If true, our guilt over introducing foreign species to new lands would be misplaced. Infamous examples of rats wiping out the dodo and cane toads running amok in Australia aside, we might be overlooking damage done by the locals.
“But our analysis shows that aliens are much more of a problem in this regard,” says Blackburn.
Ecological aliens have made quantum leaps across geographical boundaries since forever, carried afar on winds and tide; but it took human colonisation to really establish a new era in species migration.
So the team used the 2017 IUCN Red List database to compile a list of species that have either gone extinct since 1500 CE, or would have disappeared had we not brought the last remaining representatives into captivity.
This gave them a total of 153 plants and 782 animals to analyse and sort according to contributing factors of demise.
The IUCN includes details on 12 broad categories describing the reasons why a species has gone extinct, such as the role of agriculture or exploitation by humans as a biological resource.
Invasive species were at least partially responsible for wiping out 33.4 percent of the listed animals, and 25.5 percent of the plants.
The only other factor that came close was hunting, which had a hand in 18.8 percent of the animal species, and overharvesting, which helped 23.5 percent of all extinct plants dwindle away.
By comparison, native species inching into new territories were somewhat to blame in just 2.7 percent of animal extinctions, and 4.6 percent of plant losses. Even then, a number of other factors helped wipe out the populations.
“The invasion of an alien species is often enough to cause native species to go extinct, whereas we found no evidence for native species being the sole driver of extinction of other natives in any case,” says Blackburn.
Some classes fared worse than others. Every single extinct spider and millipede on record was adversely affected by an invader, as were two thirds of all extinct birds.
If the numbers sound bad, brace yourself; they’re likely to be even worse. Where the origins of an offensive species weren’t clear, the researchers considered them native rather than invasive.

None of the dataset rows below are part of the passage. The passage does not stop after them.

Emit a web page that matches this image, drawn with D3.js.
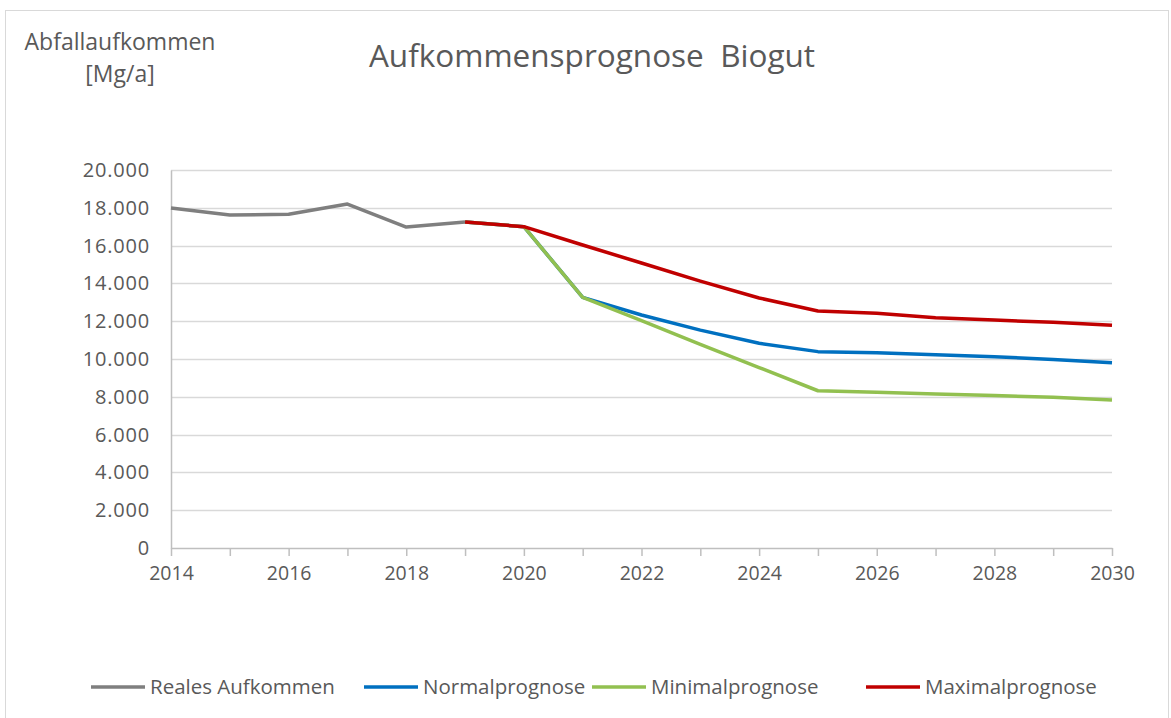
<!DOCTYPE html>
<html>
<head>
<meta charset="utf-8">
<script src="https://cdn.jsdelivr.net/npm/d3@7"></script>
<style>
  body { margin: 0; background: #fff; }
  text { font-family: "Open Sans", Lato, sans-serif; fill: #595959; }
</style>
</head>
<body>
<div id="chart"></div>
<script>

// data
var years = d3.range(2014, 2031);
var realYears = [2014, 2015, 2016, 2017, 2018, 2019];
var realValues = [17990, 17620, 17660, 18200, 16980, 17250];

var progYears = [2019, 2020, 2021, 2022, 2023, 2024, 2025, 2026, 2027, 2028, 2029, 2030];
var normalValues = [17250, 17000, 13260, 12330, 11530, 10830, 10390, 10330, 10230, 10120, 9980, 9800];
var minimalValues = [17250, 17000, 13260, 12030, 10780, 9550, 8320, 8240, 8150, 8070, 7970, 7830];
var maximalValues = [17250, 17000, 16030, 15080, 14120, 13230, 12540, 12420, 12180, 12060, 11940, 11780];

var yTicks = [0, 2000, 4000, 6000, 8000, 10000, 12000, 14000, 16000, 18000, 20000];
var xTicks = [2014, 2016, 2018, 2020, 2022, 2024, 2026, 2028, 2030];

var seriesNames = ["Reales Aufkommen", "Normalprognose", "Minimalprognose", "Maximalprognose"];
var seriesColors = ["#7f7f7f", "#0070c0", "#92c050", "#c00000"];

var margin = { left: 171, right: 59, top: 170, bottom: 170 };
var W = 1171, H = 718;
var width = W - margin.left - margin.right;
var height = H - margin.top - margin.bottom;

var svg = d3.select("#chart").append("svg")
  .attr("width", W)
  .attr("height", H);

// outer frame
svg.append("rect")
  .attr("x", 5.5).attr("y", 10.5)
  .attr("width", W - 8).attr("height", H - 8)
  .attr("fill", "none").attr("stroke", "#d9d9d9");

var g = svg.append("g")
  .attr("transform", "translate(" + margin.left + "," + margin.top + ")");

var x = d3.scaleLinear().domain([2014, 2030]).range([0, width]);
var y = d3.scaleLinear().domain([0, 20000]).range([height, 0]);

var fmt = function (d) { return d3.format(",")(d).replace(/,/g, "."); };

// gridlines
g.append("g")
  .selectAll("line")
  .data(yTicks.slice(1)).enter()
  .append("line")
    .attr("x1", 0).attr("x2", width)
    .attr("y1", function (d) { return Math.round(y(d)) + 0.5; })
    .attr("y2", function (d) { return Math.round(y(d)) + 0.5; })
    .attr("stroke", "#d9d9d9")
    .attr("stroke-width", 1.5);

// y axis
var yAxis = g.append("g")
  .call(d3.axisLeft(y).tickValues(yTicks).tickFormat(fmt).tickSize(0).tickPadding(21));
yAxis.select(".domain").attr("stroke", "#bfbfbf").attr("stroke-width", 1.5);
yAxis.selectAll("text").style("font-size", "20px").style("letter-spacing", "0.8px").attr("fill", "#595959");

// x axis
var xAxis = g.append("g")
  .attr("transform", "translate(0," + height + ")")
  .call(d3.axisBottom(x).tickValues(years).tickFormat(function (d) {
    return xTicks.indexOf(d) >= 0 ? d : "";
  }).tickSize(8).tickSizeOuter(0).tickPadding(10));
xAxis.select(".domain").attr("stroke", "#bfbfbf").attr("stroke-width", 1.5);
xAxis.selectAll(".tick line").attr("stroke", "#bfbfbf").attr("stroke-width", 1.5);
xAxis.selectAll("text").style("font-size", "19.5px").attr("fill", "#595959");

// lines
var line = d3.line()
  .x(function (d) { return x(d[0]); })
  .y(function (d) { return y(d[1]); });

var seriesData = [
  d3.zip(realYears, realValues),
  d3.zip(progYears, normalValues),
  d3.zip(progYears, minimalValues),
  d3.zip(progYears, maximalValues)
];

g.selectAll(".series")
  .data(seriesData).enter()
  .append("path")
    .attr("class", "series")
    .attr("d", line)
    .attr("fill", "none")
    .attr("stroke", function (d, i) { return seriesColors[i]; })
    .attr("stroke-width", 3.5)
    .attr("stroke-linejoin", "round");

// title
svg.append("text")
  .attr("x", 592).attr("y", 67)
  .attr("text-anchor", "middle")
  .style("font-size", "31.5px")
  .attr("xml:space", "preserve")
  .text("Aufkommensprognose  Biogut");

// y axis title
svg.append("text")
  .attr("x", 120).attr("y", 50)
  .attr("text-anchor", "middle")
  .style("font-size", "23px")
  .text("Abfallaufkommen");
svg.append("text")
  .attr("x", 120).attr("y", 82)
  .attr("text-anchor", "middle")
  .style("font-size", "23px")
  .text("[Mg/a]");

// legend
var legendX = [91, 364, 592, 866];
var legend = svg.selectAll(".legend")
  .data(seriesNames).enter()
  .append("g")
    .attr("class", "legend")
    .attr("transform", function (d, i) { return "translate(" + legendX[i] + ",687)"; });

legend.append("line")
  .attr("x1", 0).attr("x2", 54)
  .attr("stroke", function (d, i) { return seriesColors[i]; })
  .attr("stroke-width", 3.5);

legend.append("text")
  .attr("x", 59).attr("y", 7)
  .style("font-size", "20.5px")
  .text(function (d) { return d; });

</script>
</body>
</html>
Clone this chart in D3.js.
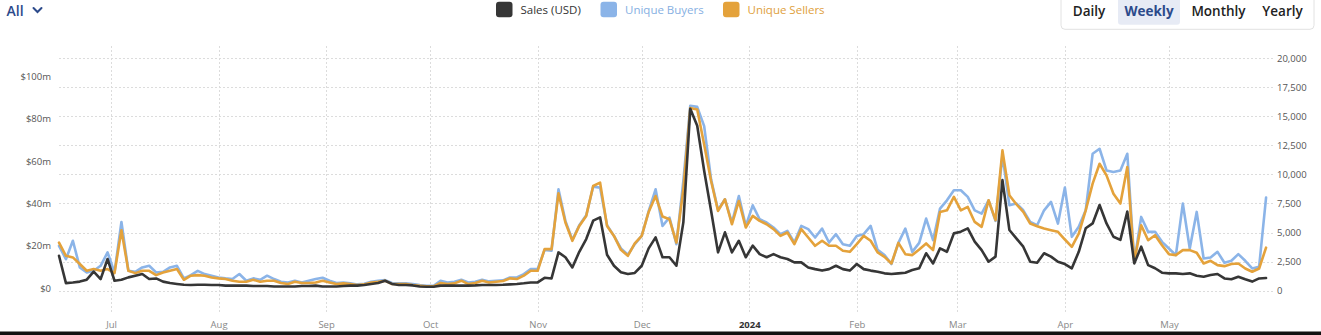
<!DOCTYPE html>
<html>
<head>
<meta charset="utf-8">
<script src="https://cdn.jsdelivr.net/npm/d3@7"></script>
<style>
  body { margin: 0; background: #fff; }
  svg  { display: block; font-family: 'Open Sans', sans-serif; }
</style>
</head>
<body>
<div id="chart"></div>
<script>
'use strict';

//#region data - one reading every second day from startDate
const startDate = new Date(2023, 5, 16);
const stepDays  = 2;

//unique sellers per day
const sellers = [
  4140, 3000, 2860, 2290, 1710, 1860, 1710, 1860, 1510, 5200,
  1710, 1510, 1710, 1710, 1340, 1570, 1710, 1860, 940, 1290,
  1340, 1290, 1140, 1060, 1000, 860, 770, 770, 940, 770,
  860, 860, 660, 570, 770, 660, 660, 710, 860, 710,
  570, 630, 570, 490, 540, 710, 770, 860, 570, 570,
  570, 490, 430, 370, 370, 660, 570, 630, 860, 570,
  660, 860, 710, 770, 830, 1060, 1000, 1290, 1710, 1710,
  3570, 3570, 8370, 5860, 4290, 5570, 6430, 9000, 9290, 5570,
  4710, 3510, 3000, 4060, 4710, 6770, 8140, 6370, 6140, 4140,
  8710, 15700, 15570, 12570, 9430, 6860, 7860, 5710, 7710, 5430,
  6430, 6000, 5710, 5290, 4710, 5000, 4000, 5290, 4570, 3860,
  4290, 3860, 3860, 3430, 3340, 4000, 4710, 4290, 3290, 2910,
  2340, 4110, 3140, 3060, 3540, 4060, 3490, 6770, 6910, 8060,
  6910, 7200, 5910, 5490, 7770, 6060, 12060, 8200, 7430, 6770,
  5770, 5540, 5340, 5200, 5060, 4400, 3770, 4910, 6910, 9200,
  10910, 9910, 8340, 7490, 10630, 2490, 5630, 4340, 4770, 3910,
  3140, 3060, 3490, 3490, 3260, 2340, 2570, 2200, 2110, 2290,
  2340, 1910, 1630, 1910, 3700
];

//unique buyers per day
const buyers = [
  3860, 2710, 4290, 2000, 1570, 1710, 2140, 3290, 1570, 5910,
  1710, 1630, 2000, 2140, 1570, 1630, 2000, 2140, 1060, 1340,
  1710, 1430, 1290, 1140, 1060, 1000, 1430, 860, 1060, 940,
  1290, 1000, 770, 710, 860, 710, 860, 1000, 1110, 860,
  660, 710, 630, 540, 600, 770, 860, 910, 660, 630,
  630, 570, 490, 430, 430, 860, 710, 770, 940, 710,
  770, 940, 800, 860, 890, 1140, 1140, 1430, 1860, 1860,
  3510, 3430, 8710, 6000, 4370, 5630, 6490, 8940, 8860, 5630,
  4710, 3630, 3090, 4000, 4710, 6830, 8710, 5570, 6290, 4000,
  9430, 15900, 15800, 14140, 9570, 6940, 7860, 5860, 8140, 5570,
  7340, 6140, 5860, 5430, 4860, 5140, 4140, 5570, 5290, 4570,
  5340, 4140, 4860, 4000, 3860, 4710, 4860, 5570, 3510, 3060,
  2290, 4110, 5340, 3340, 4110, 6200, 4340, 7060, 7770, 8630,
  8630, 8060, 6910, 6630, 7770, 6000, 11630, 7340, 7490, 6910,
  5910, 5630, 6910, 7630, 5770, 8860, 4630, 5490, 6910, 11770,
  12200, 10340, 10200, 10340, 11770, 2490, 6340, 5060, 5060, 4200,
  3630, 3060, 7490, 3630, 6770, 2770, 2860, 3340, 2400, 2570,
  3140, 2570, 1910, 2060, 8000
];

//sales in millions of USD
const salesM = [
  16.5, 3.6, 3.9, 4.3, 5.2, 9.0, 5.5, 15.0, 4.7, 5.2,
  6.3, 7.1, 7.9, 5.5, 5.8, 4.3, 3.6, 3.2, 2.8, 2.7,
  2.8, 2.8, 2.7, 2.7, 2.4, 2.4, 2.4, 2.4, 2.2, 2.2,
  2.2, 2.0, 2.0, 2.0, 2.0, 2.2, 2.2, 2.4, 2.0, 2.0,
  2.0, 2.2, 2.4, 2.4, 2.7, 3.2, 3.6, 4.7, 3.2, 2.7,
  2.7, 2.5, 2.0, 1.9, 1.9, 2.4, 2.4, 2.4, 2.4, 2.4,
  2.5, 2.7, 2.7, 2.7, 2.8, 3.0, 3.2, 3.5, 3.9, 3.9,
  6.1, 5.8, 18.1, 15.8, 11.0, 18.4, 24.4, 33.1, 34.7, 17.0,
  11.8, 8.7, 7.9, 8.4, 11.8, 20.0, 25.2, 15.8, 15.8, 11.8,
  32.3, 86.0, 78.0, 56.7, 37.8, 18.1, 27.6, 18.1, 23.6, 15.8,
  21.3, 17.3, 15.8, 17.3, 15.8, 15.0, 13.4, 13.4, 11.0, 10.2,
  9.5, 10.2, 11.8, 10.2, 9.5, 12.6, 10.2, 9.5, 9.0, 8.2,
  7.9, 8.2, 8.5, 9.8, 10.6, 17.7, 12.9, 20.0, 18.4, 27.1,
  27.9, 29.5, 23.2, 19.2, 13.7, 16.1, 52.3, 28.7, 24.7, 20.8,
  13.7, 13.2, 17.7, 16.1, 13.7, 12.6, 10.6, 18.4, 29.5, 31.8,
  40.5, 31.8, 25.5, 24.0, 37.4, 12.9, 20.8, 12.1, 10.6, 8.5,
  8.2, 8.2, 7.9, 8.2, 7.1, 6.6, 7.4, 7.9, 5.8, 5.4,
  6.6, 5.4, 4.3, 5.8, 6.0
];

const salesTicks   = [0, 20, 40, 60, 80, 100];     //$m
const countTicks   = [0, 2500, 5000, 7500, 10000, 12500, 15000, 17500, 20000];
const seriesNames  = ['Sales (USD)', 'Unique Buyers', 'Unique Sellers'];
const periods      = ['Daily', 'Weekly', 'Monthly', 'Yearly'];
const activePeriod = 'Weekly';
//#endregion

//#region display variables
const width  = 1321;
const height = 335;
let plot = { left: 59, right: 1273, top: 58, bottom: 290.7 };

const colSales   = '#363636';
const colBuyers  = '#8bb4e8';
const colSellers = '#e4a23b';
const colNavy    = '#2c4a8b';

let svg;
let x, ySales, yCount;     //scale functions
let dates = [];
//#endregion

initialise();

function initialise() {
  d3.selectAll('svg').remove();
  svg = d3.select('#chart').append('svg').attr('width', width).attr('height', height);

  dates = sellers.map(function(v, i) { return d3.timeDay.offset(startDate, i * stepDays); });

  setupDisplay();
  drawLines();
  drawLegend();
  drawControls();
}

function setupDisplay() {
  x = d3.scaleTime().domain([new Date(2023, 5, 16), new Date(2024, 4, 31)]).range([plot.left, plot.right]);
  ySales = d3.scaleLinear().domain([0, 110]).range([plot.bottom, plot.top]);
  yCount = d3.scaleLinear().domain([0, 20000]).range([plot.bottom, plot.top]);

  let months = d3.timeMonth.range(new Date(2023, 6, 1), new Date(2024, 5, 1));

  //dotted grid
  let grid = svg.append('g').attr('class', 'grid')
    .attr('stroke', '#dcdcdc').attr('stroke-width', 1).attr('stroke-dasharray', '2,2');

  grid.selectAll('.hgrid').data(countTicks).enter().append('line')
    .attr('x1', plot.left).attr('x2', plot.right)
    .attr('y1', function(d) { return Math.round(yCount(d)) + 0.5; })
    .attr('y2', function(d) { return Math.round(yCount(d)) + 0.5; });

  grid.selectAll('.vgrid').data(months).enter().append('line')
    .attr('x1', function(d) { return Math.round(x(d)) + 0.5; })
    .attr('x2', function(d) { return Math.round(x(d)) + 0.5; })
    .attr('y1', 46).attr('y2', 313);

  //left axis - sales
  let leftAxis = d3.axisLeft(ySales).tickValues(salesTicks).tickSize(0).tickPadding(0)
    .tickFormat(function(d) { return d === 0 ? '$0' : '$' + d + 'm'; });
  let gl = svg.append('g').attr('class', 'leftaxis').attr('transform', 'translate(51, 0)').call(leftAxis);

  //right axis - counts
  let rightAxis = d3.axisRight(yCount).tickValues(countTicks).tickSize(0).tickPadding(0)
    .tickFormat(d3.format(','));
  let gr = svg.append('g').attr('class', 'rightaxis').attr('transform', 'translate(1277, 0)').call(rightAxis);

  //bottom axis - months, the year shown in January
  let bottomAxis = d3.axisBottom(x).tickValues(months).tickSize(0).tickPadding(0)
    .tickFormat(function(d) { return d.getMonth() === 0 ? d3.timeFormat('%Y')(d) : d3.timeFormat('%b')(d); });
  let gb = svg.append('g').attr('class', 'bottomaxis').attr('transform', 'translate(0, 325)').call(bottomAxis);

  [gl, gr, gb].forEach(function(g) {
    g.select('.domain').remove();
    g.selectAll('text').attr('fill', '#555').style('font-size', '9.5px').style('font-family', "'Open Sans', sans-serif");
  });
  gl.selectAll('text').attr('dy', '0.05em');
  gb.selectAll('text').attr('dy', '0.35em').attr('fill', '#888');
  gb.selectAll('text').filter(function(d) { return d.getMonth() === 0; })
    .attr('fill', '#333').style('font-weight', '700');

  //strip along the bottom edge
  svg.append('rect').attr('x', 0).attr('y', 331.5).attr('width', width).attr('height', 3.5).attr('fill', '#111');
}

function drawLines() {
  let lineCount = d3.line()
    .x(function(d, i) { return x(dates[i]); })
    .y(function(d) { return yCount(d); });

  let lineSales = d3.line()
    .x(function(d, i) { return x(dates[i]); })
    .y(function(d) { return ySales(d); });

  let g = svg.append('g').attr('class', 'lines').attr('fill', 'none')
    .attr('stroke-width', 2.6).attr('stroke-linejoin', 'round').attr('stroke-linecap', 'round');

  g.append('path').attr('class', 'buyers').attr('stroke', colBuyers).attr('d', lineCount(buyers));
  g.append('path').attr('class', 'sellers').attr('stroke', colSellers).attr('d', lineCount(sellers));
  g.append('path').attr('class', 'sales').attr('stroke', colSales).attr('d', lineSales(salesM));
}

function drawLegend() {
  let colours = [colSales, colBuyers, colSellers];
  let textColours = ['#333', '#86afe2', '#e0a03c'];
  let boxX = [496, 600.5, 723];

  let g = svg.append('g').attr('class', 'legend');
  seriesNames.forEach(function(name, i) {
    g.append('rect').attr('x', boxX[i]).attr('y', 1.7).attr('width', 16.5).attr('height', 15.6)
      .attr('rx', 3).attr('fill', colours[i]);
    g.append('text').attr('x', boxX[i] + 24.5).attr('y', 14).text(name)
      .attr('fill', textColours[i]).style('font-size', '11.5px');
  });
}

function drawControls() {
  //"All" dropdown
  svg.append('text').attr('x', 6.5).attr('y', 15.5).text('All')
    .attr('fill', colNavy).style('font-size', '14px').style('font-weight', '600');
  svg.append('path').attr('d', 'M33.5,8 L37.5,12 L41.5,8')
    .attr('fill', 'none').attr('stroke', colNavy).attr('stroke-width', 2).attr('stroke-linecap', 'round');

  //period buttons
  let g = svg.append('g').attr('class', 'periods');
  g.append('rect').attr('x', 1061).attr('y', -6).attr('width', 253).attr('height', 35.3).attr('rx', 4)
    .attr('fill', '#fff').attr('stroke', '#e2e2e2');

  let centres = [1089, 1149, 1218.5, 1282.5];
  periods.forEach(function(p, i) {
    let active = p === activePeriod;
    if (active) {
      g.append('rect').attr('x', 1118).attr('y', -4).attr('width', 62).attr('height', 28.7).attr('rx', 3)
        .attr('fill', '#e7ebf5');
    }
    g.append('text').attr('x', centres[i]).attr('y', 16).attr('text-anchor', 'middle').text(p)
      .attr('fill', active ? colNavy : '#222')
      .style('font-size', '13.5px').style('font-weight', active ? '700' : '600');
  });
}
</script>
</body>
</html>
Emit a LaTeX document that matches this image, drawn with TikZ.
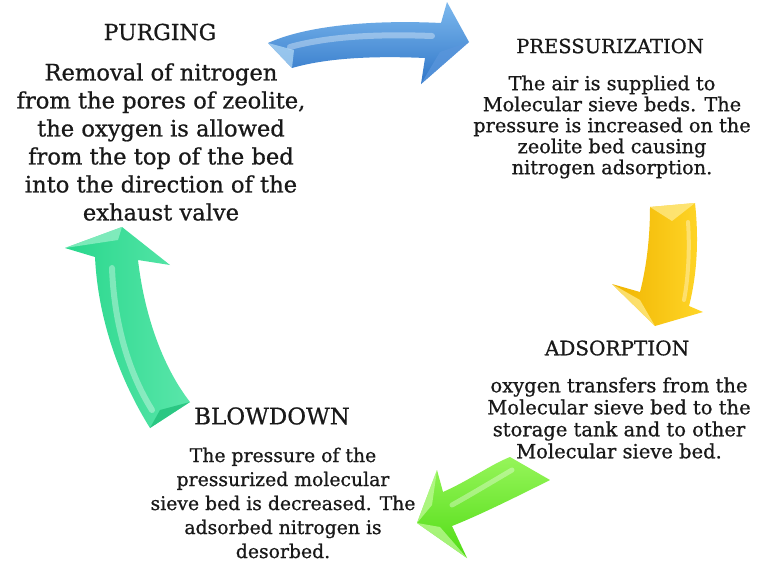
\documentclass[tikz,border=0pt]{standalone}
\usepackage{fontspec}
\setmainfont{DejaVu Serif}[FakeBold=0.8]
\definecolor{blueL}{RGB}{125,185,238}
\definecolor{blueD}{RGB}{48,118,200}
\definecolor{blueF}{RGB}{175,215,245}
\definecolor{blueM}{RGB}{90,150,220}
\definecolor{yelD}{RGB}{240,180,0}
\definecolor{yelL}{RGB}{255,214,40}
\definecolor{yelF}{RGB}{255,235,140}
\definecolor{grnL}{RGB}{150,245,90}
\definecolor{grnD}{RGB}{80,220,20}
\definecolor{grnF}{RGB}{190,250,150}
\definecolor{tealD}{RGB}{40,215,140}
\definecolor{tealL}{RGB}{90,230,170}
\definecolor{tealF}{RGB}{150,240,200}
\definecolor{tealS}{RGB}{30,190,120}
\begin{document}
\begin{tikzpicture}[x=1pt,y=-1pt,
  headtxt/.style={inner sep=0pt, text=black!90},
  bodytxt/.style={inner sep=0pt, align=center, text=black!90},
  hilite/.style={white, opacity=.35, line cap=round},
  facet/.style={opacity=.75}]
\useasboundingbox (0,0) rectangle (781,570);
\fill[white] (0,0) rectangle (781,570);

% ---------- blue arrow (purging -> pressurization)
\shade[top color=blueL, bottom color=blueD]
  (268,43) -- (292,68) .. controls (330,57) and (380,56) .. (425,58) -- (421,84) -- (469,42) -- (447,2) -- (441,23)
  .. controls (380,20) and (310,24) .. (268,43) -- cycle;
\draw[hilite, line width=6pt] (290,47) .. controls (330,36) and (380,34) .. (432,36);
\fill[facet, fill=blueF] (268,43) -- (292,68) -- (294,50) -- cycle;
\fill[facet, fill=blueM] (469,42) -- (421,84) -- (440,52) -- cycle;

% ---------- yellow arrow (pressurization -> adsorption)
\shade[left color=yelD, right color=yelL]
  (650,207) -- (695,203) .. controls (699,240) and (697,275) .. (689,306) -- (703,312) -- (655,326) -- (612,284) -- (640,292)
  .. controls (647,265) and (650,235) .. (650,207) -- cycle;
\fill[facet, fill=yelF] (650,207) -- (695,203) -- (672,221) -- cycle;
\draw[hilite, line width=4pt] (688,222) .. controls (690,250) and (688,280) .. (684,300);
\fill[facet, fill=yelF] (612,284) -- (655,326) -- (640,300) -- cycle;

% ---------- green arrow (adsorption -> blowdown)
\shade[top color=grnL, bottom color=grnD]
  (510,457) -- (550,480) .. controls (520,495) and (480,515) .. (452,526) -- (467,558) -- (417,523) -- (437,470) -- (443,492)
  .. controls (470,480) and (490,465) .. (510,457) -- cycle;
\draw[hilite, line width=5pt] (512,470) .. controls (495,480) and (470,495) .. (452,505);
\fill[facet, fill=grnF] (417,523) -- (467,558) -- (440,527) -- cycle;
\fill[facet, fill=grnF] (417,523) -- (437,470) -- (432,505) -- cycle;

% ---------- teal arrow (blowdown -> purging)
\shade[left color=tealD, right color=tealL]
  (150,428) -- (190,402) .. controls (165,370) and (145,320) .. (138,260) -- (170,265) -- (122,227) -- (65,248) -- (95,257)
  .. controls (98,320) and (120,380) .. (150,428) -- cycle;
\draw[hilite, line width=6pt] (112,268) .. controls (114,320) and (127,370) .. (152,410);
\fill[facet, fill=tealF] (122,227) -- (65,248) -- (118,240) -- cycle;
\fill[facet, fill=tealS] (150,428) -- (190,402) -- (160,410) -- cycle;

% ---------- texts
\node[headtxt, font=\fontsize{22}{24}\selectfont] (purgeh) at (160,32) {PURGING};
\node[bodytxt, font=\fontsize{22.6}{28}\selectfont] (purgeb) at (161,142)
  {Removal of nitrogen\\from the pores of zeolite,\\the oxygen is allowed\\from the top of the bed\\into the direction of the\\exhaust valve};

\node[headtxt, font=\fontsize{19.5}{22}\selectfont] (pressh) at (610,46) {PRESSURIZATION};
\node[bodytxt, font=\fontsize{19.3}{21}\selectfont] (pressb) at (612,127)
  {The air is supplied to\\Molecular sieve beds. The\\pressure is increased on the\\zeolite bed causing\\nitrogen adsorption.};

\node[headtxt, font=\fontsize{20}{22}\selectfont] (adsh) at (617,348) {ADSORPTION};
\node[bodytxt, font=\fontsize{19.5}{22}\selectfont] (adsb) at (619,418)
  {oxygen transfers from the\\Molecular sieve bed to the\\storage tank and to other\\Molecular sieve bed.};

\node[headtxt, font=\fontsize{23}{25}\selectfont] (blowh) at (272,416) {BLOWDOWN};
\node[bodytxt, font=\fontsize{18.8}{24}\selectfont] (blowb) at (283,503)
  {The pressure of the\\pressurized molecular\\sieve bed is decreased. The\\adsorbed nitrogen is\\desorbed.};
\end{tikzpicture}
\end{document}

“Our results are therefore conservative in terms of the extent to which we implicate alien species in extinction. Also, many regions of the world have not been well studied, and there are likely to be further extinctions that haven’t been captured in these data,” says Blackburn.
According to a similar study conducted several years ago, the big offenders are likely to be animals like cats, rats, dogs, and pigs, which jumped ship as sea-going vessels touched down on distant shores.
As for plants, our desire to wander through gardens full of greenery that remind us of home has led to the deliberate introduction of botanical species that can quickly get out of hand.
In these examples lurks a clue that explains why the species we humans bring with us might be so much worse than accidents of nature.
The plants and animals we bring with us aren’t the result of a lottery. They’re often selected – whether deliberately or naturally – for their ability to survive and to adapt quickly to hostile surrounds and thrive outside their comfort zones; it makes them productive and easy for us to care for.
For all we’ve learned in recent decades about the risk of invasive species, human movement continues to see plant and animal species leap into new environments.
This is one alien invasion we really ought to be paying serious attention to.
This research was published in Frontiers in Ecology and the Environment.